Gou Jian knows that WZX is thinking in the above manner, hence had ordered Zhu Jiying to come out from the marshes *before* WZX et al get there, and fall on the retreating navy from behind as the main Yue force puruses them, hence destroying 6 years' worth of resources in the navy.
Fu Chai's plan is just to attack the Yue forces at the lake (presumably the terrain supports this, according to Fan Li) before they can join up, which WZX says is too audacious and risky.
Fu Chai going to do with a navy
Eventually sail it up the canal he sunk so much resources and manpower in (with Fan Li's encouragement) to conquer the central regions (Qi, Chu et al) and become hegemon. If Yue weren't a friendly/submissive state (as it was under Yun Chang and Helu's time), Wu would be vulnerable to attack from the back - hence it was in Wu's interest to have Yue either subjugated or incorporated.

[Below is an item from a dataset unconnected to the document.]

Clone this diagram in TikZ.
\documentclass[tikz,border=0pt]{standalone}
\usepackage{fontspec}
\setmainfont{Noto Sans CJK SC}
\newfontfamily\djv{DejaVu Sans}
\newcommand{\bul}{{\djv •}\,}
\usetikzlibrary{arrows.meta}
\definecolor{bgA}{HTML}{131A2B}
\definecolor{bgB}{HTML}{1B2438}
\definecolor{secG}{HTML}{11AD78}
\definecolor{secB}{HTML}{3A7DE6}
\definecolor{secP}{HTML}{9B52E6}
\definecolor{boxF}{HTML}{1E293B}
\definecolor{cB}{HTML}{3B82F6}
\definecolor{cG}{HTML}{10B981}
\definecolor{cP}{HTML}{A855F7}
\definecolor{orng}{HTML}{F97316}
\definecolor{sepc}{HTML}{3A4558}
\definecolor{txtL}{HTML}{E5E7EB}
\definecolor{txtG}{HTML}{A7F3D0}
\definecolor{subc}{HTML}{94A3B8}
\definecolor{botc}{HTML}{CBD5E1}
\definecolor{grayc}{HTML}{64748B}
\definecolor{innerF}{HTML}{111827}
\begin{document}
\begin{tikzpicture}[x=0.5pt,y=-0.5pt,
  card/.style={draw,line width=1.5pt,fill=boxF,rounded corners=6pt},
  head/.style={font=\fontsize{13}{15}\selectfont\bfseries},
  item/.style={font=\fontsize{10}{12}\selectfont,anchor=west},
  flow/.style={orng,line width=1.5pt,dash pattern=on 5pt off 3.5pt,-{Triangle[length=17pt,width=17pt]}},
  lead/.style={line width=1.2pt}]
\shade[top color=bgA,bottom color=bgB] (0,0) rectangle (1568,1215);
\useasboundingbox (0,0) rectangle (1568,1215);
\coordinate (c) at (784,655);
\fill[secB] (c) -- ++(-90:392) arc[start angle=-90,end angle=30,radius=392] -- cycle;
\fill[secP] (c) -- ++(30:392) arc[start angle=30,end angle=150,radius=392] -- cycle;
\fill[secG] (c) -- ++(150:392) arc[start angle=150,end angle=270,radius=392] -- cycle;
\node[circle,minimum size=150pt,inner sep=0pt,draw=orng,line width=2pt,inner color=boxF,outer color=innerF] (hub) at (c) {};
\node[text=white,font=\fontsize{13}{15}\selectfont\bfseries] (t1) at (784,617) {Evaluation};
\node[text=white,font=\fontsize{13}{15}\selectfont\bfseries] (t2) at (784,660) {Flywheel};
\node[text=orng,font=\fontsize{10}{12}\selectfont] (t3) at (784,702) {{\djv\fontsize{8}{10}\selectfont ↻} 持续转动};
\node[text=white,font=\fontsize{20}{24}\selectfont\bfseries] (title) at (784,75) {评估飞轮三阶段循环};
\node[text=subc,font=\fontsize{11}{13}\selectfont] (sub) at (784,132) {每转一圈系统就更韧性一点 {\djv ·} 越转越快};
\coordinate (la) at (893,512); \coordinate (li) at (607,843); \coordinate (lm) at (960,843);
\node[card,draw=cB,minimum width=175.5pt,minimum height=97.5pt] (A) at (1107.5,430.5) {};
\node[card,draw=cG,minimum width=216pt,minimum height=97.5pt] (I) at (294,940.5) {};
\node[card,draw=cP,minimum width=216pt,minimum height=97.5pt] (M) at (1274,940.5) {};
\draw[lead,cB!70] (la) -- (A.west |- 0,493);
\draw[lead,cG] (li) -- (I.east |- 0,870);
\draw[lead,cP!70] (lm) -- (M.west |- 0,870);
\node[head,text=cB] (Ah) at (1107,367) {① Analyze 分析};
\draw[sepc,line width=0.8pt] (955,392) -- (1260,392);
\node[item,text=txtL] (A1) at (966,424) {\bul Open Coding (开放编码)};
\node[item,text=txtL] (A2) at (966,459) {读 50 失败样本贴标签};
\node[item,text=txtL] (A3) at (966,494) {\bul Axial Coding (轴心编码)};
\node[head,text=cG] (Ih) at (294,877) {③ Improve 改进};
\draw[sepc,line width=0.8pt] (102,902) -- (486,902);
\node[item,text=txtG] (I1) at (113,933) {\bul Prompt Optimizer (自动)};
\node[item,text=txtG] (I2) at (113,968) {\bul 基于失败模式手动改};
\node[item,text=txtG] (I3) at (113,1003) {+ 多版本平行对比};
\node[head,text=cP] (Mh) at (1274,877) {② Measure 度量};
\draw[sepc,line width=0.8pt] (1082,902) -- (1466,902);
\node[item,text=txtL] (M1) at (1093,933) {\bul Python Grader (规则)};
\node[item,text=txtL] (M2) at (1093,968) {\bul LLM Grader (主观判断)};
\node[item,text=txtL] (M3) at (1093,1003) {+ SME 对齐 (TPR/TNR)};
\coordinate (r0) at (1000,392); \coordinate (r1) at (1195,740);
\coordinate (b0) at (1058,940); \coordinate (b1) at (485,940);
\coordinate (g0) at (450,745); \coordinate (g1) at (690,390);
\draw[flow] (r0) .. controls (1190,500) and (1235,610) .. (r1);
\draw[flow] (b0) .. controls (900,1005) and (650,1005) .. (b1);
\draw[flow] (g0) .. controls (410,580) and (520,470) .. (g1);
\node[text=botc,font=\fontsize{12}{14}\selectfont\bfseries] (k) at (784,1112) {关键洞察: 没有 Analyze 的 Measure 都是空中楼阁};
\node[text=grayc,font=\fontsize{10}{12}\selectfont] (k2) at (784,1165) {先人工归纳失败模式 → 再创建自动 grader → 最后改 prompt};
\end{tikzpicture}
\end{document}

Chu was an ally of Yue for this reason, to keep Wu on its toes having to guard against both its northern and southern neighbours.

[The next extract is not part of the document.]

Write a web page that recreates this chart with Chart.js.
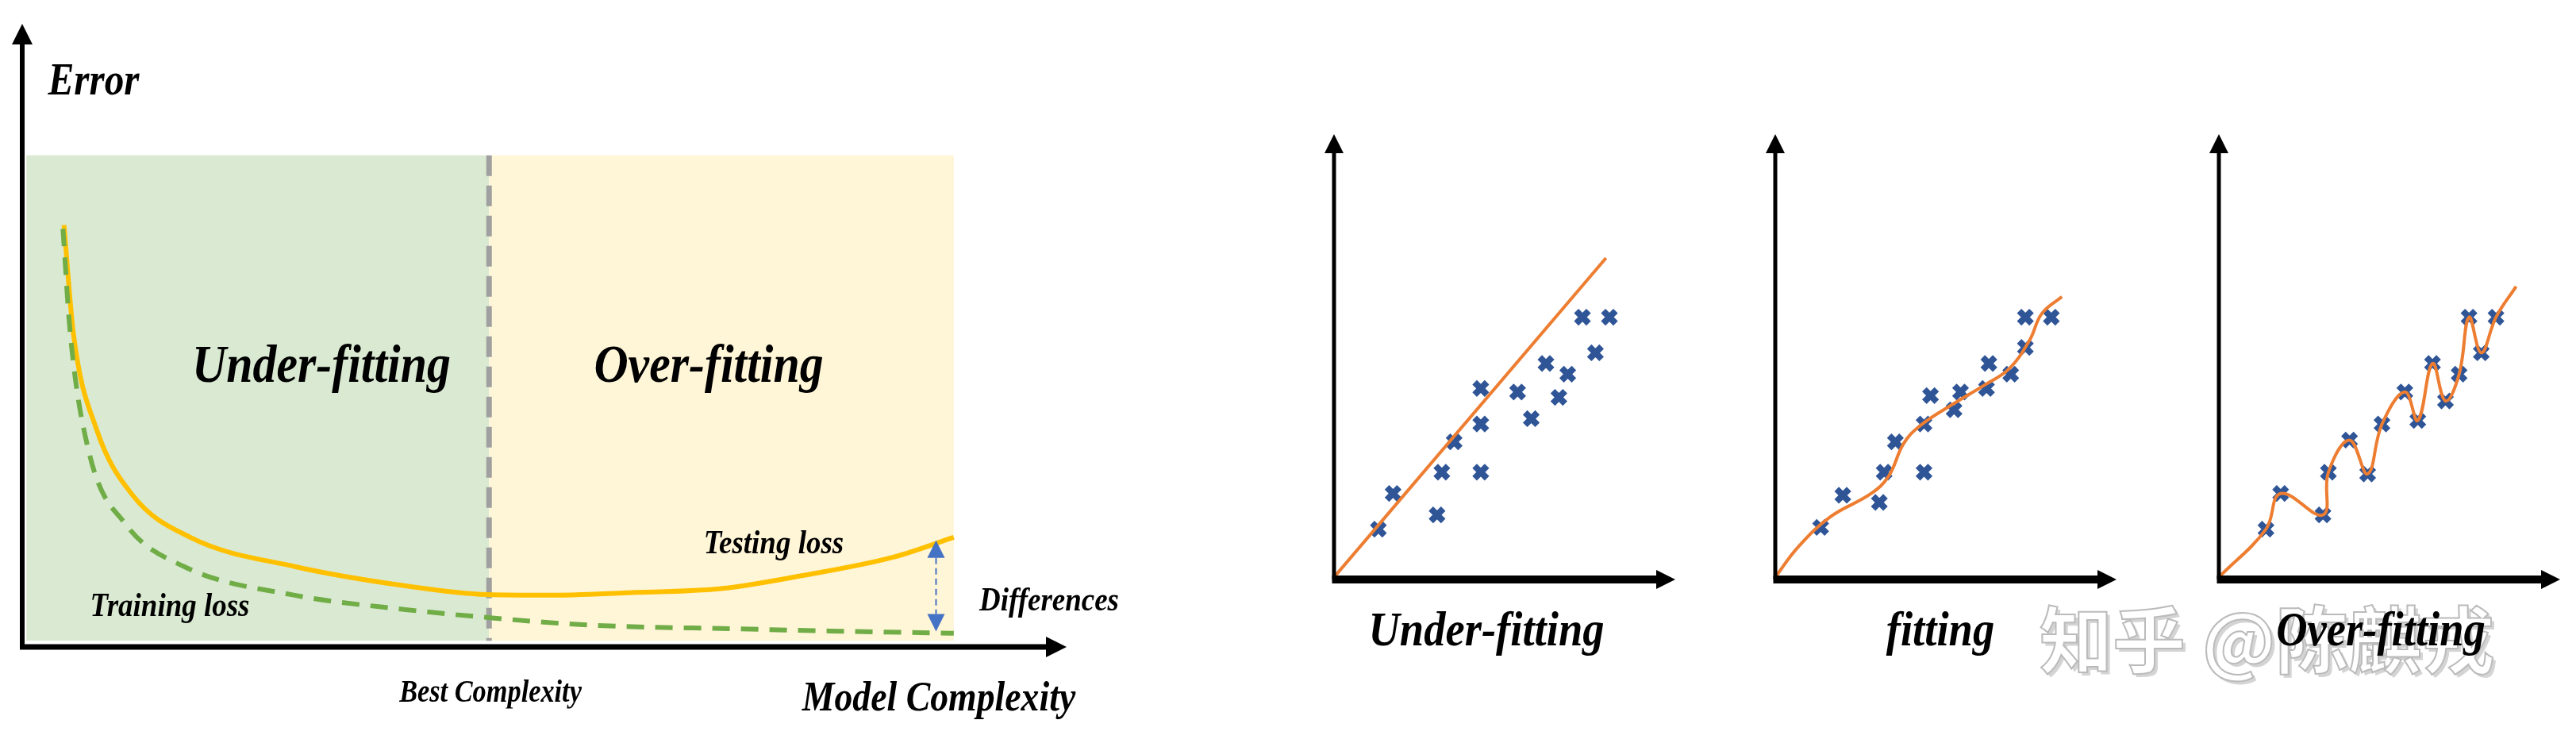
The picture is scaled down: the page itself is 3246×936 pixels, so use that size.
<!DOCTYPE html>
<html>
<head>
<meta charset="utf-8">
<script src="https://cdn.jsdelivr.net/npm/chart.js@4"></script>
<style>
  body { margin: 0; width: 3246px; height: 936px; background: #fff; position: relative; overflow: hidden; font-family: 'Liberation Serif', serif; }
  canvas { position: absolute; }
  .t { position: absolute; font-style: italic; font-weight: bold; color: #000; white-space: nowrap; transform: translate(-50%, -50%) scaleX(0.88); z-index: 2; }
  .wm { position: absolute; font-family: 'Noto Sans CJK SC', sans-serif; font-size: 92px; color: #fff; font-weight: bold;
        -webkit-text-stroke: 2px #bbb; text-shadow: 4px 4px 0 #d4d4d4; white-space: nowrap; transform: translate(0, -50%); z-index: 1; }
</style>
</head>
<body>
<canvas id="main" style="left:0;top:0;width:1400px;height:936px"></canvas>
<canvas id="p1" style="left:1660px;top:150px;width:470px;height:600px"></canvas>
<canvas id="p2" style="left:2216px;top:150px;width:470px;height:600px"></canvas>
<canvas id="p3" style="left:2775px;top:150px;width:470px;height:600px"></canvas>

<div class="wm" style="left:2570px;top:800px">知乎 @陈麒戎</div>
<div class="t" style="left:118px;top:100px;font-size:56px">Error</div>
<div class="t" style="left:405px;top:458px;font-size:68px">Under-fitting</div>
<div class="t" style="left:893px;top:458px;font-size:68px">Over-fitting</div>
<div class="t" style="left:975px;top:683px;font-size:42px">Testing loss</div>
<div class="t" style="left:214px;top:762px;font-size:42px">Training loss</div>
<div class="t" style="left:1322px;top:755px;font-size:42px">Differences</div>
<div class="t" style="left:618px;top:870px;font-size:39px">Best Complexity</div>
<div class="t" style="left:1183px;top:877px;font-size:52px">Model Complexity</div>
<div class="t" style="left:1873px;top:792px;font-size:62px">Under-fitting</div>
<div class="t" style="left:2445px;top:792px;font-size:62px">fitting</div>
<div class="t" style="left:3000px;top:792px;font-size:62px">Over-fitting</div>

<script>
// left chart: error vs model complexity
const testX = [0.40, 0.49, 0.71, 1.06, 1.62, 2.61, 3.67, 4.45, 5.02, 5.79, 6.71, 7.42, 8.34, 8.92];
const testY = [6.77, 5.03, 3.50, 2.43, 1.75, 1.29, 0.98, 0.84, 0.83, 0.87, 0.94, 1.13, 1.44, 1.76];
const trainX = [0.39, 0.46, 0.64, 0.99, 1.55, 2.61, 3.67, 4.47, 5.44, 6.85, 7.91, 8.92];
const trainY = [6.71, 5.03, 3.12, 1.97, 1.29, 0.83, 0.60, 0.47, 0.35, 0.29, 0.25, 0.22];
const underRegion = [0.04, 4.47];
const overRegion = [4.47, 8.92];
const regionY = [0.1, 7.89];
const bestX = 4.47;
const diffX = 8.75;
const diffY = [0.25, 1.71];

// right panels
const p1X = [1.30, 1.73, 3.02, 3.16, 3.52, 4.30, 4.30, 4.30, 5.38, 5.78, 6.21, 6.59, 6.85, 7.28, 7.66, 8.07];
const p1Y = [1.13, 1.93, 1.45, 2.41, 3.09, 2.41, 3.49, 4.29, 4.21, 3.61, 4.85, 4.09, 4.61, 5.89, 5.09, 5.89];
const p1LineX = [0, 7.97];
const p1LineY = [0.05, 7.22];

const p2X = [1.33, 1.98, 3.05, 3.19, 3.52, 4.36, 4.36, 4.55, 5.24, 5.43, 6.19, 6.26, 6.90, 7.33, 7.33, 8.09];
const p2Y = [1.17, 1.89, 1.73, 2.41, 3.09, 2.41, 3.49, 4.13, 3.81, 4.21, 4.29, 4.85, 4.61, 5.21, 5.89, 5.89];
const p2CurveX = [0, 0.67, 1.62, 2.81, 3.33, 3.76, 4.24, 5.19, 6.14, 6.85, 7.45, 7.81, 8.40];
const p2CurveY = [0.05, 0.73, 1.41, 1.93, 2.33, 3.05, 3.45, 3.93, 4.37, 4.73, 5.37, 5.97, 6.35];

const p3X = [1.38, 1.81, 3.05, 3.21, 3.83, 4.36, 4.78, 5.45, 5.83, 6.26, 6.64, 7.04, 7.33, 7.69, 8.12];
const p3Y = [1.13, 1.93, 1.45, 2.41, 3.13, 2.37, 3.49, 4.21, 3.57, 4.85, 4.01, 4.61, 5.89, 5.09, 5.89];
const p3CurveX = [0, ...p3X, 8.71];
const p3CurveY = [0.05, ...p3Y, 6.58];

const pts = (xs, ys) => xs.map((x, i) => ({ x, y: ys[i] }));

function arrowHead(ctx, x, y, dir, size) {
  ctx.beginPath();
  if (dir === 'up') { ctx.moveTo(x, y - size); ctx.lineTo(x - size * 0.5, y); ctx.lineTo(x + size * 0.5, y); }
  else if (dir === 'down') { ctx.moveTo(x, y + size); ctx.lineTo(x - size * 0.5, y); ctx.lineTo(x + size * 0.5, y); }
  else { ctx.moveTo(x + size, y); ctx.lineTo(x, y - size * 0.5); ctx.lineTo(x, y + size * 0.5); }
  ctx.closePath();
  ctx.fill();
}

const axesPlugin = {
  id: 'axes',
  afterDraw(chart, args, opts) {
    const { ctx, chartArea: a } = chart;
    ctx.save();
    ctx.strokeStyle = '#000'; ctx.fillStyle = '#000';
    ctx.lineWidth = opts.yw;
    ctx.beginPath(); ctx.moveTo(a.left, a.bottom); ctx.lineTo(a.left, a.top + opts.head); ctx.stroke();
    arrowHead(ctx, a.left, a.top + opts.head, 'up', opts.head);
    ctx.lineWidth = opts.xw;
    ctx.beginPath(); ctx.moveTo(a.left - opts.yw / 2, a.bottom); ctx.lineTo(a.right - opts.head, a.bottom); ctx.stroke();
    arrowHead(ctx, a.right - opts.head, a.bottom, 'right', opts.head);
    ctx.restore();
  }
};

const regionPlugin = {
  id: 'regions',
  beforeDatasetsDraw(chart) {
    const { ctx, scales: { x, y } } = chart;
    ctx.save();
    const top = y.getPixelForValue(regionY[1]), bot = y.getPixelForValue(regionY[0]);
    ctx.fillStyle = '#DAE9D2';
    ctx.fillRect(x.getPixelForValue(underRegion[0]), top, x.getPixelForValue(underRegion[1]) - x.getPixelForValue(underRegion[0]), bot - top);
    ctx.fillStyle = '#FFF5D7';
    ctx.fillRect(x.getPixelForValue(overRegion[0]), top, x.getPixelForValue(overRegion[1]) - x.getPixelForValue(overRegion[0]), bot - top);
    // best complexity divider
    ctx.strokeStyle = '#A0A0A0'; ctx.lineWidth = 7; ctx.setLineDash([26, 12]);
    ctx.beginPath(); ctx.moveTo(x.getPixelForValue(bestX), top); ctx.lineTo(x.getPixelForValue(bestX), bot); ctx.stroke();
    ctx.restore();
  },
  afterDatasetsDraw(chart) {
    const { ctx, scales: { x, y } } = chart;
    const px = x.getPixelForValue(diffX);
    const y0 = y.getPixelForValue(diffY[0]), y1 = y.getPixelForValue(diffY[1]);
    ctx.save();
    ctx.strokeStyle = '#4472C4'; ctx.fillStyle = '#4472C4'; ctx.lineWidth = 2; ctx.setLineDash([8, 5]);
    ctx.beginPath(); ctx.moveTo(px, y1 + 22); ctx.lineTo(px, y0 - 22); ctx.stroke();
    arrowHead(ctx, px, y1 + 22, 'up', 22);
    arrowHead(ctx, px, y0 - 22, 'down', 22);
    ctx.restore();
  }
};

const hiddenScales = (xmax, ymax) => ({
  x: { type: 'linear', min: 0, max: xmax, display: false },
  y: { type: 'linear', min: 0, max: ymax, display: false }
});

const baseOpts = {
  responsive: false, animation: false, events: [],
  plugins: { legend: { display: false }, tooltip: { enabled: false } }
};

function sizeCanvas(id) {
  const c = document.getElementById(id);
  c.width = parseInt(c.style.width); c.height = parseInt(c.style.height);
  return c;
}

new Chart(sizeCanvas('main'), {
  type: 'scatter',
  data: { datasets: [
    { data: pts(trainX, trainY), showLine: true, borderColor: '#70AD47', borderWidth: 6, borderDash: [22, 14], pointRadius: 0, cubicInterpolationMode: 'monotone' },
    { data: pts(testX, testY), showLine: true, borderColor: '#FFC000', borderWidth: 6, pointRadius: 0, cubicInterpolationMode: 'monotone' }
  ]},
  options: { ...baseOpts, layout: { padding: { left: 28, top: 30, right: 56, bottom: 121 } }, scales: hiddenScales(10, 10),
    plugins: { ...baseOpts.plugins, axes: { xw: 7, yw: 6, head: 26 } } },
  plugins: [regionPlugin, axesPlugin]
});

function panel(id, sx, sy, lx, ly, smooth) {
  new Chart(sizeCanvas(id), {
    type: 'scatter',
    data: { datasets: [
      { data: pts(lx, ly), showLine: true, borderColor: '#ED7D31', borderWidth: 4, pointRadius: 0, tension: smooth ? 0.4 : 0 },
      { data: pts(sx, sy), pointStyle: 'crossRot', pointRadius: 11, borderWidth: 8, borderColor: '#2F5597', backgroundColor: '#2F5597' }
    ]},
    options: { ...baseOpts, layout: { padding: { left: 21, top: 18, right: 18, bottom: 20 } }, scales: hiddenScales(10, 10),
      plugins: { ...baseOpts.plugins, axes: { xw: 10, yw: 5, head: 24 } } },
    plugins: [axesPlugin]
  });
}

panel('p1', p1X, p1Y, p1LineX, p1LineY, false);
panel('p2', p2X, p2Y, p2CurveX, p2CurveY, true);
panel('p3', p3X, p3Y, p3CurveX, p3CurveY, true);
</script>
</body>
</html>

Yue should have turned its sights on the states to the south-west of it
Too small; only after Yue had incorporated Wu into itself did Gou Jian feel safe enough to challenge for hegemony himself.
no subject
Eventually sail it up the canal he sunk so much resources and manpower in
Wait- wait- what? Fu Chai is all Hurry up and build me a navy, I need my navy *now*- and it's sitting in some *lake* waiting for the canal to be built that Fan Li hasn't even advised them to make yet? No- waiting for Yue to be subjugated so it's safe to build canals for the navy to sail on, and a sitting duck for both Yue and Chu in the meantime?
This Does Not Compute. Seriously. There's bass-ackwards, and then there's Fu Chai.
no subject
Overrun by the Wu army, one supposes. (The actual battle sequence didn't really register in my head >_<) Not much of a strategy, yes.
the canal to be built that Fan Li hasn't even advised them to make
Actually the idea for the canal (called the Han canal) was there (WZX's? Fu Chai's), just that the engineers didn't plan it wide enough and underestimated the time and resources required so Fu Chai was ready to give up or seek an alternative route until Fan Li said, it's worth your while to widen the thing, it'll just take another 5-10 years.
waiting for Yue to be subjugated so it's safe to build canals for the navy to sail on, and a sitting duck for both Yue and Chu
Yue would have to be either a vassal state or incorporated into Wu for it to feel safe, preferably the latter. The power of Chu had been broken by Helu+WZX (q.v. corpse-whipping battle) 10-15 years before the start of the series, so they felt it necessary to ally themselves with Yue to contain Wu - hence Wen Zhong bringing 20,000 soldiers to Yue. Helu was seriously considering conquering the states of the Central Plains (in fact some sources recognise him as the 4th hegemon, just before Gou Jian), so Fu Chai (who confusingly is also thought by other authors to be the 4th hegemon after the Huangchi conference) was continuing the work.
no subject
Err yes, so Wu has two enemy countries front and back, both weakened but neither completely subjugated. I'd say this sounds like wannabe hegemon more than anything definite. This era's history makes my head hurt almost as bad as Three Kingdoms, tho' nothing can be as bad as that.